In October 2020, British Secretary of State for Defence Ben Wallace and Qatari Minister for Defence Affairs Khalid bin Mohammad Al Attiyah agreed to establish Qatar's new Hawk squadron at an RAF station as a joint Qatari-British unit. This Joint Hawk Squadron was to be based upon similar lines as No. 12 Squadron of the Royal Air Force, which reformed as a joint RAF-QEAF squadron to train Qatari pilots on the Eurofighter Typhoon in 2018. On 1 April 2021, it was announced the Joint Hawk Squadron would be based at RAF Leeming, North Yorkshire, in the United Kingdom.

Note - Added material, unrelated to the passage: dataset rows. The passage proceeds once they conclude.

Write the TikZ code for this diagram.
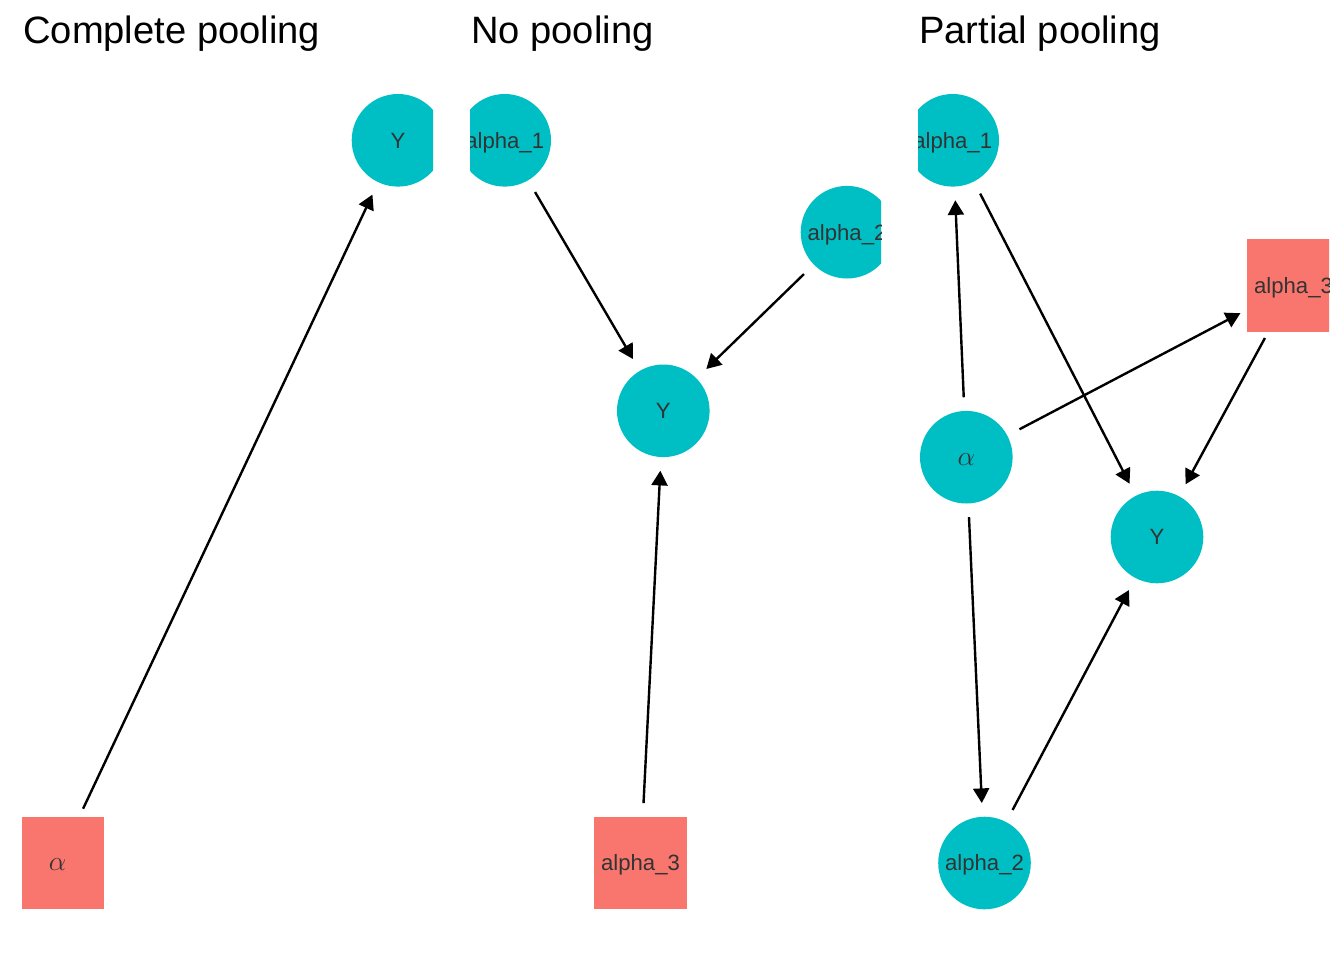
\documentclass[tikz,border=0pt]{standalone}
\usepackage{fontspec}
\setmainfont{Liberation Sans}
\usetikzlibrary{arrows.meta}
\definecolor{teal}{HTML}{00BFC4}
\definecolor{salmon}{HTML}{F8766D}
\definecolor{labelgrey}{HTML}{333333}
\newcommand{\alphalabel}{{\fontsize{22pt}{24pt}\selectfont$\alpha$}}
\begin{document}
\begin{tikzpicture}[x=0.75pt,y=-0.75pt,
  lab/.style={font=\fontsize{16.6pt}{18pt}\selectfont, text=labelgrey, text height=11.9pt, text depth=0pt, inner sep=0pt, minimum size=69.45pt},
  circnode/.style={lab, circle, fill=teal},
  sqnode/.style={lab, rectangle, fill=salmon},
  edge/.style={draw=black, line width=1.8pt, -{Triangle[length=11pt, width=12pt]}, shorten <=45pt, shorten >=45pt},
  ttl/.style={font=\fontsize{28.6pt}{32pt}\selectfont, anchor=base west, inner sep=0pt}]
\useasboundingbox (0,0) rectangle (1344,960);
\fill[white] (0,0) rectangle (1344,960);

% titles
\node[ttl] (t1) at (23,43) {Complete pooling};
\node[ttl] (t2) at (471,43) {No pooling};
\node[ttl] (t3) at (919,43) {Partial pooling};

% panel 1
\begin{scope}
\clip (22,0) rectangle (433,960);
\node[circnode] (p1Y) at (398,140.3) {Y};
\node[sqnode] (p1a) at (57.5,863) {\alphalabel};
\draw[edge] (p1a.center) -- (p1Y.center);
\end{scope}

% panel 2
\begin{scope}
\clip (470,0) rectangle (881,960);
\node[circnode] (p2a1) at (504.7,140.3) {alpha\_1};
\node[circnode] (p2a2) at (847,232.2) {alpha\_2};
\node[circnode] (p2Y) at (663.3,410.8) {Y};
\node[sqnode] (p2a3) at (640.5,863) {alpha\_3};
\draw[edge] (p2a1.center) -- (p2Y.center);
\draw[edge] (p2a2.center) -- (p2Y.center);
\draw[edge] (p2a3.center) -- (p2Y.center);
\end{scope}

% panel 3
\begin{scope}
\clip (918,0) rectangle (1329,960);
\node[circnode] (p3a1) at (952.7,140.3) {alpha\_1};
\node[sqnode] (p3a3) at (1293.5,285.3) {alpha\_3};
\node[circnode] (p3a) at (966.3,457.2) {\alphalabel};
\node[circnode] (p3Y) at (1157,537) {Y};
\node[circnode] (p3a2) at (984.5,863) {alpha\_2};
\draw[edge] (p3a.center) -- (p3a1.center);
\draw[edge] (p3a.center) -- (p3a3.center);
\draw[edge] (p3a.center) -- (p3a2.center);
\draw[edge] (p3a1.center) -- (p3Y.center);
\draw[edge] (p3a3.center) -- (p3Y.center);
\draw[edge] (p3a2.center) -- (p3Y.center);
\end{scope}
\end{tikzpicture}
\end{document}
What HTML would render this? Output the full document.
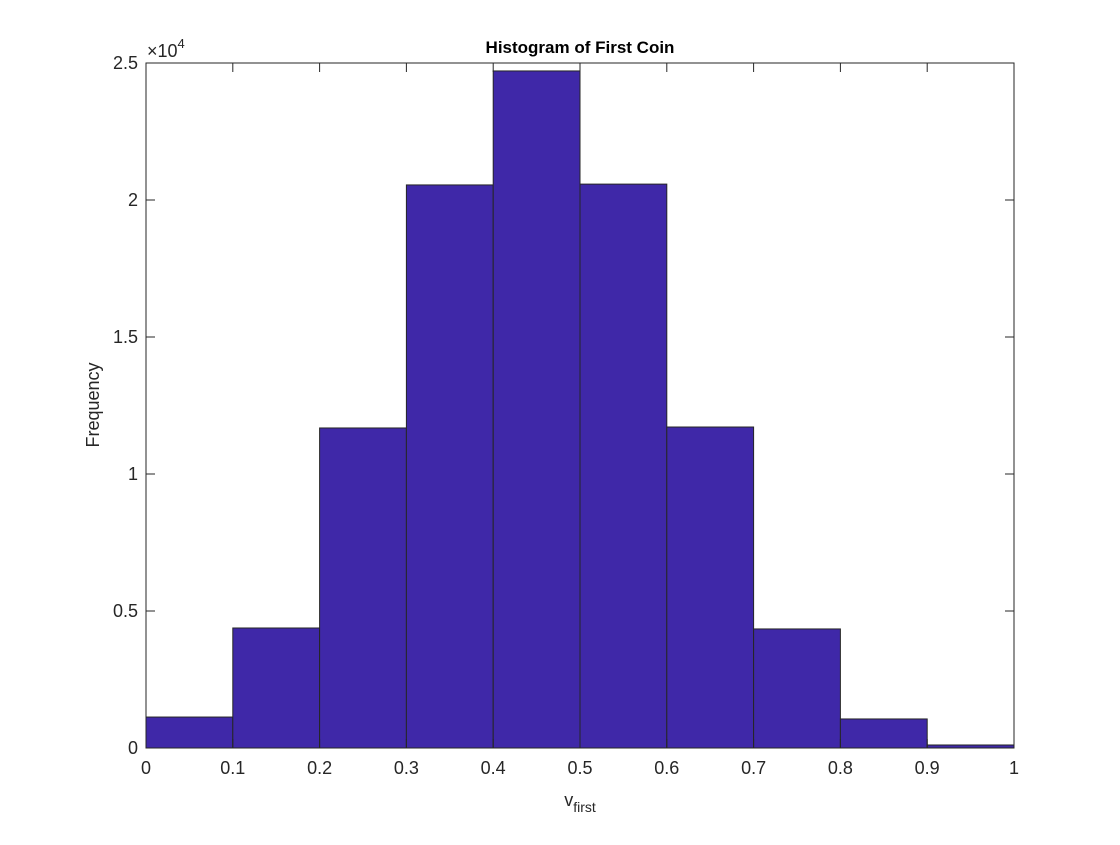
<!DOCTYPE html>
<html><head><meta charset="utf-8"><style>
body{margin:0;background:#fff;}
svg text{font-family:"Liberation Sans",Arial,sans-serif;}
</style></head><body>
<svg id="chart" width="1120" height="840" xmlns="http://www.w3.org/2000/svg">
<rect width="1120" height="840" fill="#fff"/>
<g id="bars"></g>
<g id="axes"></g>
<text x="580" y="53" font-size="17" font-weight="bold" text-anchor="middle">Histogram of First Coin</text>
<text x="580" y="806" font-size="18" text-anchor="middle" fill="#262626">v<tspan font-size="14" dy="6">first</tspan></text>
<text transform="translate(99,405) rotate(-90)" font-size="18" text-anchor="middle" fill="#262626">Frequency</text>
<text x="147" y="57" font-size="18" fill="#262626">×10<tspan font-size="13" dy="-9">4</tspan></text>
</svg>
<script>
const binEdges=[0,0.1,0.2,0.3,0.4,0.5,0.6,0.7,0.8,0.9,1.0];
const counts=[1130,4380,11680,20550,24710,20580,11715,4345,1060,110];
const xTicks=[0,0.1,0.2,0.3,0.4,0.5,0.6,0.7,0.8,0.9,1];
const xTickLabels=["0","0.1","0.2","0.3","0.4","0.5","0.6","0.7","0.8","0.9","1"];
const yTicks=[0,5000,10000,15000,20000,25000];
const yTickLabels=["0","0.5","1","1.5","2","2.5"];
const L=146,R=1014,T=63,B=748;
const xs=v=>L+(v-0)/(1-0)*(R-L);
const ys=v=>B-v/25000*(B-T);
const NS="http://www.w3.org/2000/svg";
function mk(tag,attrs,parent){const e=document.createElementNS(NS,tag);for(const k in attrs)e.setAttribute(k,attrs[k]);parent.appendChild(e);return e;}
const bars=document.getElementById('bars');
counts.forEach((c,i)=>{
  const x0=xs(binEdges[i]),x1=xs(binEdges[i+1]),y=ys(c);
  const r=mk('rect',{x:x0,y:y,width:x1-x0,height:B-y,fill:'#3f28a8',stroke:'#262626','stroke-width':1},bars);
  
  
});
const ax=document.getElementById('axes');
const box=mk('rect',{x:L,y:T,width:R-L,height:B-T,fill:'none',stroke:'#262626','stroke-width':1},ax);


xTicks.forEach((v,i)=>{
  const x=xs(v);
  mk('line',{x1:x,x2:x,y1:B,y2:B-9,stroke:'#262626'},ax);
  mk('line',{x1:x,x2:x,y1:T,y2:T+9,stroke:'#262626'},ax);
  const t=mk('text',{x:x,y:B+26,'font-size':18,'text-anchor':'middle',fill:'#262626'},ax);
  t.textContent=xTickLabels[i];
  
  
});
yTicks.forEach((v,i)=>{
  const y=ys(v);
  mk('line',{x1:L,x2:L+9,y1:y,y2:y,stroke:'#262626'},ax);
  mk('line',{x1:R,x2:R-9,y1:y,y2:y,stroke:'#262626'},ax);
  const t=mk('text',{x:L-8,y:y+6,'font-size':18,'text-anchor':'end',fill:'#262626'},ax);
  t.textContent=yTickLabels[i];
  
  
});
</script>
</body></html>
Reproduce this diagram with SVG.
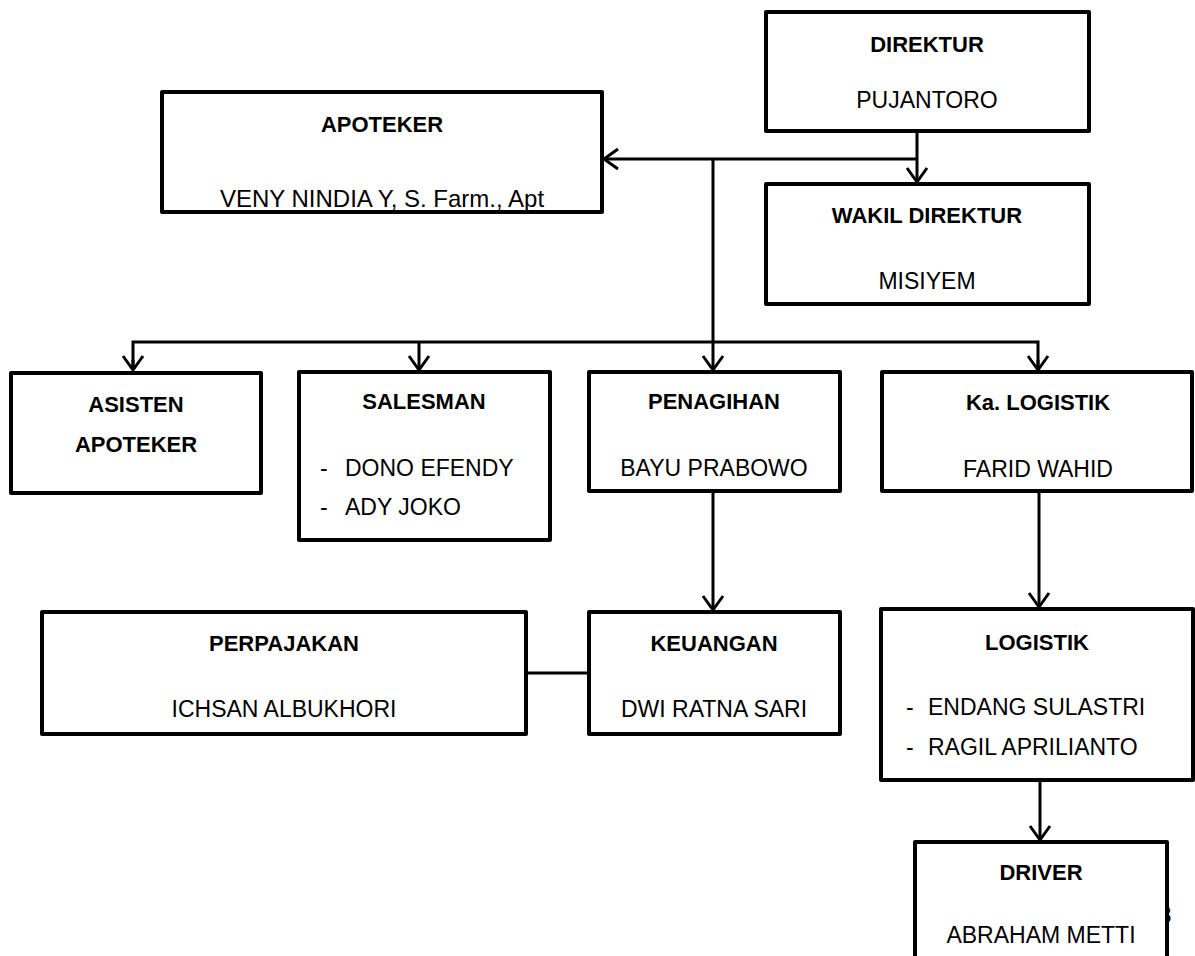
<svg xmlns="http://www.w3.org/2000/svg" width="1195" height="956" viewBox="0 0 1195 956">
<defs>
<style>
.box{fill:#fff;stroke:#000;stroke-width:4;stroke-linejoin:round}
.ln{fill:none;stroke:#000;stroke-width:3}
.b{font-family:"Liberation Sans",Arial,sans-serif;font-weight:bold;font-size:22px;fill:#000;text-anchor:middle}
.r{font-family:"Liberation Sans",Arial,sans-serif;font-size:23px;fill:#000;text-anchor:middle}
.l{font-family:"Liberation Sans",Arial,sans-serif;font-size:23px;fill:#000}
</style>
<marker id="arr" markerUnits="userSpaceOnUse" viewBox="-18 -13 21 26" markerWidth="21" markerHeight="26" refX="0" refY="0" orient="auto">
<path d="M-14,-10 L0,0 L-14,10" fill="none" stroke="#000" stroke-width="3"/>
</marker>
</defs>
<rect width="1195" height="956" fill="#fff"/>
<text class="b" x="1158" y="923" text-anchor="start" style="font-size:24px;text-anchor:start">3</text>
<g id="connectors">
<line class="ln" x1="917" y1="131" x2="917" y2="182" marker-end="url(#arr)"/>
<line class="ln" x1="917" y1="159" x2="604" y2="159" marker-end="url(#arr)"/>
<line class="ln" x1="713" y1="159" x2="713" y2="370" marker-end="url(#arr)"/>
<polyline class="ln" points="133,370 133,342 1038,342 1038,370"/>
<line class="ln" x1="133" y1="360" x2="133" y2="370" marker-end="url(#arr)"/>
<line class="ln" x1="419" y1="342" x2="419" y2="370" marker-end="url(#arr)"/>
<line class="ln" x1="1038" y1="360" x2="1038" y2="370" marker-end="url(#arr)"/>
<line class="ln" x1="713" y1="491" x2="713" y2="610" marker-end="url(#arr)"/>
<line class="ln" x1="526" y1="673" x2="589" y2="673"/>
<line class="ln" x1="1039" y1="491" x2="1039" y2="607" marker-end="url(#arr)"/>
<line class="ln" x1="1040" y1="780" x2="1040" y2="840" marker-end="url(#arr)"/>
</g>
<g id="direktur">
<rect class="box" x="766" y="12" width="323" height="119"/>
<text class="b" x="927" y="52">DIREKTUR</text>
<text class="r" x="927" y="108">PUJANTORO</text>
</g>
<g id="apoteker">
<rect class="box" x="162" y="92" width="440" height="120"/>
<text class="b" x="382" y="132">APOTEKER</text>
<text class="r" x="382" y="207" style="font-size:24px">VENY NINDIA Y, S. Farm., Apt</text>
</g>
<g id="wakil-direktur">
<rect class="box" x="766" y="184" width="323" height="120"/>
<text class="b" x="927" y="223">WAKIL DIREKTUR</text>
<text class="r" x="927" y="289">MISIYEM</text>
</g>
<g id="asisten-apoteker">
<rect class="box" x="11" y="373" width="250" height="120"/>
<text class="b" x="136" y="412">ASISTEN</text>
<text class="b" x="136" y="452">APOTEKER</text>
</g>
<g id="salesman">
<rect class="box" x="299" y="372" width="251" height="168"/>
<text class="b" x="424" y="409">SALESMAN</text>
<text class="l" x="320" y="476">-</text>
<text class="l" x="345" y="476">DONO EFENDY</text>
<text class="l" x="320" y="515">-</text>
<text class="l" x="345" y="515">ADY JOKO</text>
</g>
<g id="penagihan">
<rect class="box" x="589" y="372" width="251" height="119"/>
<text class="b" x="714" y="409">PENAGIHAN</text>
<text class="r" x="714" y="476">BAYU PRABOWO</text>
</g>
<g id="ka-logistik">
<rect class="box" x="882" y="372" width="310" height="119"/>
<text class="b" x="1038" y="410">Ka. LOGISTIK</text>
<text class="r" x="1038" y="477">FARID WAHID</text>
</g>
<g id="perpajakan">
<rect class="box" x="42" y="612" width="484" height="122"/>
<text class="b" x="284" y="651">PERPAJAKAN</text>
<text class="r" x="284" y="717">ICHSAN ALBUKHORI</text>
</g>
<g id="keuangan">
<rect class="box" x="589" y="612" width="251" height="122"/>
<text class="b" x="714" y="651">KEUANGAN</text>
<text class="r" x="714" y="717">DWI RATNA SARI</text>
</g>
<g id="logistik">
<rect class="box" x="881" y="609" width="312" height="171"/>
<text class="b" x="1037" y="650">LOGISTIK</text>
<text class="l" x="906" y="715">-</text>
<text class="l" x="928" y="715">ENDANG SULASTRI</text>
<text class="l" x="906" y="755">-</text>
<text class="l" x="928" y="755">RAGIL APRILIANTO</text>
</g>
<g id="driver">
<rect class="box" x="915" y="842" width="252" height="130"/>
<text class="b" x="1041" y="880">DRIVER</text>
<text class="r" x="1041" y="943">ABRAHAM METTI</text>
</g>
</svg>
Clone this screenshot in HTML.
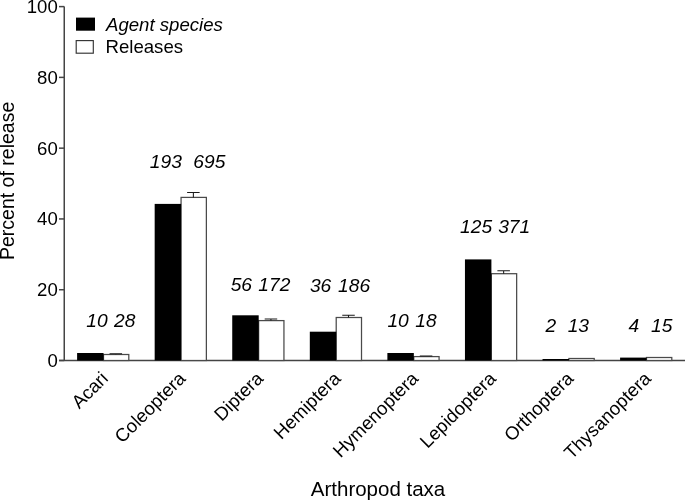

On 1 September 2021, the first two Hawk Mk.167s (ZB131 and ZB133) for the Joint Hawk Squadron were delivered to RAF Leeming. The first four QEAF pilots began training in October 2021, with RAF student pilots planned to start their training with the unit in 2022. On 24 November 2021, the Joint Hawk Squadron was formally given the numberplate of 11 Squadron (Qatar) when it reformed at RAF Leeming.

11 Squadron received its full complement of nine Hawk Mk.167s when the last two (ZB138 and ZB139) were delivered to Leeming on 29 September 2022. The first batch of Qatari students graduated in November 2022.